In June 2013, The Sunday People published photographs of Saatchi with his hands around Lawson’s neck, during an argument at Scott’s restaurant in Mayfair. He labelled the row a “playful tiff” and was consequently cautioned for assault, and Lawson left the family home in Chelsea. But the row escalated after their split, when it came out in court that Lawson had been using cocaine to deal with the emotional toll (which she described as “intimate terrorism”) of her marriage.
She came under further scrutiny when her housekeepers were accused of fraudulently spending almost £700,000 ($1.38m) on Saatchi’s credit cards, with the defendants, sisters Francesca and Elisabetta Gritto, saying Lawson had authorised the amounts to stop them revealing the extent of her drug usage to her husband. Lawson denied this; both Francesca and Elisabetta were eventually cleared of fraud in court.
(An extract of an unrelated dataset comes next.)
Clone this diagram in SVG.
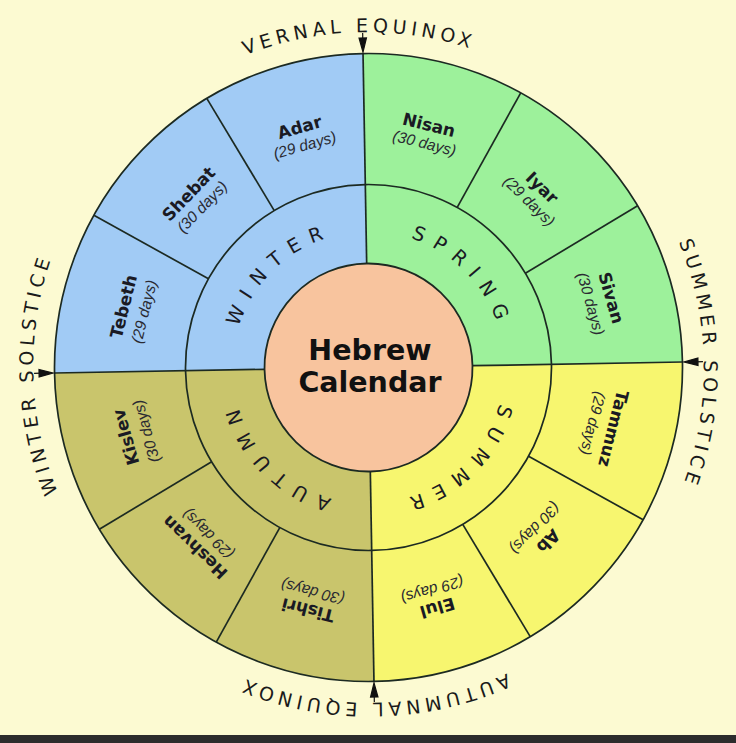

Lawson has expressed remorse for her drug use, saying “I’m not proud of the fact I have taken drugs, but that does not make me a drug addict or a habitual drug user”. And even if the image of her picture-perfect life had been, fleetingly, damaged, Lawson was too popular – too secure in her position as a bona fide national treasure – for her career to suffer any major damage. She returned to primetime TV with Simply Nigella a little over a year after the scandal, with the first episode attracting more than two million viewers.
Lawson has slightly faded from public view in recent years, choosing to focus her energy on becoming a social media celebrity (she has 3.1 million followers on Instagram, where she regularly recommends new cookbooks and shares recipes). Her last BBC show was 2020’s lockdown-balm Nigella: Cook, Eat, Repeat, released in tandem with a bestselling cookbook of the same name, and since then her presence on-screen in the UK has mostly consisted of reruns of her festive specials. Here in Australia, Lawson has featured as a host and judge on My Kitchen Rules (2022-2023) and appeared as a guest judge on MasterChef Australia.
These Australian appearances hinted at a new chapter in her personal life: despite owning a £5m ($9.9m) historic mews house in London’s Chelsea, Lawson spends considerable time in Sydney. Last year she featured in an advertisement for Tourism Australia, alongside Robert Irwin, the son of the late conservationist and “Crocodile Hunter” Steve, and has said she feels “gorgeously at home” Down Under. She is currently single, with both her children – Cosima, 31, and Bruno, 28 – having flown the nest, meaning she’s free to roam around the world as she wishes.
Fans of both Bake Off and Lawson (myself included) will be ecstatic about the news. Just picture it: everyone’s favourite “domestic goddess”, giving Paul Hollywood a run for his money in the innuendo stakes.